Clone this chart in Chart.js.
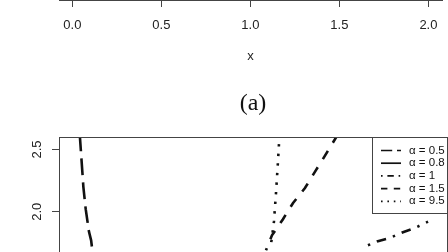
<!DOCTYPE html>
<html>
<head>
<meta charset="utf-8">
<script src="https://cdn.jsdelivr.net/npm/chart.js@4/dist/chart.umd.min.js"></script>
<style>
    html, body { margin: 0; padding: 0; background: #fff; }
    body { width: 448px; height: 252px; overflow: hidden; position: relative; }
    canvas { position: absolute; left: 0; }
    #chartA { top: -40px; }
    #chartB { top: 120px; }
</style>
</head>
<body>
<canvas id="chartA" width="448" height="170"></canvas>
<canvas id="chartB" width="448" height="230"></canvas>
<script>
// axis ticks
var xTicks = [0, 0.5, 1, 1.5, 2];
var xTickLabels = ['0.0', '0.5', '1.0', '1.5', '2.0'];
var yTicks = [1.5, 2.0, 2.5];
var yTickLabels = ['1.5', '2.0', '2.5'];

// curves of panel (b)
var alphas = ['0.5', '0.8', '1', '1.5', '9.5'];
var alpha05X = [0.040, 0.051, 0.060, 0.073, 0.091, 0.103, 0.108];
var alpha05Y = [2.62, 2.39, 2.20, 2.02, 1.84, 1.77, 1.71];
var alpha08X = [];
var alpha08Y = [];
var alpha1X = [1.637, 1.687, 1.759, 1.831, 1.898, 1.970];
var alpha1Y = [1.73, 1.76, 1.79, 1.835, 1.87, 1.92];
var alpha15X = [1.470, 1.399, 1.343, 1.288, 1.222, 1.166, 1.105, 1.072];
var alpha15Y = [2.62, 2.45, 2.32, 2.19, 2.07, 1.94, 1.81, 1.69];
var alpha95X = [1.147, 1.137, 1.127, 1.116, 1.104, 1.097];
var alpha95Y = [2.62, 2.37, 2.14, 1.92, 1.78, 1.72];

var xMin = -0.075, xMax = 2.075;
var INK = '#111';
var AXIS = '#444';
var sans = 'Liberation Sans';

// R line types, in units of line width
var lwd = 2.4;
var ltys = [[7, 3], [], [1, 3, 4, 3], [4, 4], [1, 3]];

function pts(xs, ys) {
    var out = [];
    for (var i = 0; i < xs.length; i++) out.push({ x: xs[i], y: ys[i] });
    return out;
}

var curves = [pts(alpha05X, alpha05Y), pts(alpha08X, alpha08Y), pts(alpha1X, alpha1Y),
    pts(alpha15X, alpha15Y), pts(alpha95X, alpha95Y)];

// box round the plot region
var frame = {
    id: 'frame',
    afterDraw: function (chart) {
        var a = chart.chartArea, c = chart.ctx;
        c.save();
        c.strokeStyle = AXIS;
        c.lineWidth = 1;
        c.strokeRect(Math.round(a.left) + 0.5, Math.round(a.top) + 0.5,
            Math.round(a.right) - Math.round(a.left), Math.round(a.bottom) - Math.round(a.top));
        c.restore();
    }
};

// topright legend like R's legend()
var legendBox = {
    id: 'legendBox',
    afterDatasetsDraw: function (chart) {
        var a = chart.chartArea, c = chart.ctx;
        var w = 75, h = 76;
        var left = Math.round(a.right) - w, top = Math.round(a.top);
        c.save();
        c.fillStyle = '#fff';
        c.fillRect(left, top, w, h);
        c.strokeStyle = AXIS;
        c.lineWidth = 1;
        c.strokeRect(left + 0.5, top + 0.5, w, h);
        chart.data.datasets.forEach(function (ds, i) {
            var y = top + 13.5 + i * 12.7;
            c.strokeStyle = INK;
            c.lineWidth = 1.7;
            c.setLineDash(ds.borderDash.map(function (d) { return d * 2 / 3; }));
            c.beginPath();
            c.moveTo(left + 9, y);
            c.lineTo(left + 29, y);
            c.stroke();
            c.setLineDash([]);
            c.fillStyle = INK;
            c.font = '11.5px "' + sans + '"';
            c.textBaseline = 'middle';
            c.fillText(ds.label, left + 37, y);
        });
        c.restore();
    }
};

//panel (a): only the bottom of it is in view
var ctxA = document.getElementById('chartA').getContext('2d');
var chartA = new Chart(ctxA, {
    type: 'scatter',
    data: { datasets: [] },
    options: {
        responsive: false,
        animation: false,
        layout: { padding: { left: 59, right: 1, top: 0, bottom: 12 } },
        plugins: {
            legend: { display: false },
            tooltip: { enabled: false },
            title: {
                display: true,
                text: '(a)',
                position: 'bottom',
                color: INK,
                padding: 0,
                font: { family: 'Liberation Serif', size: 24, weight: 'normal', lineHeight: 1.2 }
            }
        },
        scales: {
            x: {
                type: 'linear',
                min: xMin,
                max: xMax,
                afterFit: function (s) { s.height = 89.2; },
                afterBuildTicks: function (s) { s.ticks = xTicks.map(function (v) { return { value: v }; }); },
                border: { display: false },
                grid: { drawOnChartArea: false, tickLength: 7, color: AXIS },
                ticks: {
                    padding: 10.5,
                    maxRotation: 0,
                    autoSkip: false,
                    color: '#222',
                    font: { family: sans, size: 13 },
                    callback: function (v, i) { return xTickLabels[i]; }
                },
                title: {
                    display: true,
                    text: 'x',
                    color: '#222',
                    font: { family: sans, size: 13, lineHeight: 1.2 },
                    padding: { top: 0, bottom: 25.2 }
                }
            },
            y: { display: false, min: 0, max: 1 }
        }
    },
    plugins: [frame]
});

//panel (b): top part with the legend
var datasets = [];
alphas.forEach(function (a, i) {
    datasets.push({
        label: 'α = ' + a,
        data: curves[i],
        showLine: true,
        borderColor: INK,
        borderWidth: 2.6,
        borderDash: ltys[i].map(function (d) { return d * lwd; }),
        borderCapStyle: 'butt',
        pointRadius: 0,
        tension: 0,
        fill: false,
        clip: 0
    });
});

var ctxB = document.getElementById('chartB').getContext('2d');
var chartB = new Chart(ctxB, {
    type: 'scatter',
    data: { datasets: datasets },
    options: {
        responsive: false,
        animation: false,
        layout: { padding: { left: 0, right: 1, top: 17, bottom: 0 } },
        plugins: {
            legend: { display: false },
            tooltip: { enabled: false }
        },
        scales: {
            x: { type: 'linear', display: false, min: xMin, max: xMax },
            y: {
                min: 1.0,
                max: 2.6,
                afterFit: function (s) { s.width = 59; },
                afterBuildTicks: function (s) { s.ticks = yTicks.map(function (v) { return { value: v }; }); },
                border: { display: false },
                grid: { drawOnChartArea: false, tickLength: 7, color: AXIS },
                ticks: {
                    minRotation: 90,
                    maxRotation: 90,
                    crossAlign: 'center',
                    padding: 6,
                    autoSkip: false,
                    color: '#222',
                    font: { family: sans, size: 13 },
                    callback: function (v, i) { return yTickLabels[i]; }
                }
            }
        }
    },
    plugins: [frame, legendBox]
});
</script>
</body>
</html>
::::::
**Aim of the task**.
Could the lines from the top of the material through the line with "var yTickLabels = ['1.5', '2.0', '2.5'];" be repeated exactly, pictures left out?

**Answer to the task**.
Clone this chart in Chart.js.
<!DOCTYPE html>
<html>
<head>
<meta charset="utf-8">
<script src="https://cdn.jsdelivr.net/npm/chart.js@4/dist/chart.umd.min.js"></script>
<style>
    html, body { margin: 0; padding: 0; background: #fff; }
    body { width: 448px; height: 252px; overflow: hidden; position: relative; }
    canvas { position: absolute; left: 0; }
    #chartA { top: -40px; }
    #chartB { top: 120px; }
</style>
</head>
<body>
<canvas id="chartA" width="448" height="170"></canvas>
<canvas id="chartB" width="448" height="230"></canvas>
<script>
// axis ticks
var xTicks = [0, 0.5, 1, 1.5, 2];
var xTickLabels = ['0.0', '0.5', '1.0', '1.5', '2.0'];
var yTicks = [1.5, 2.0, 2.5];
var yTickLabels = ['1.5', '2.0', '2.5'];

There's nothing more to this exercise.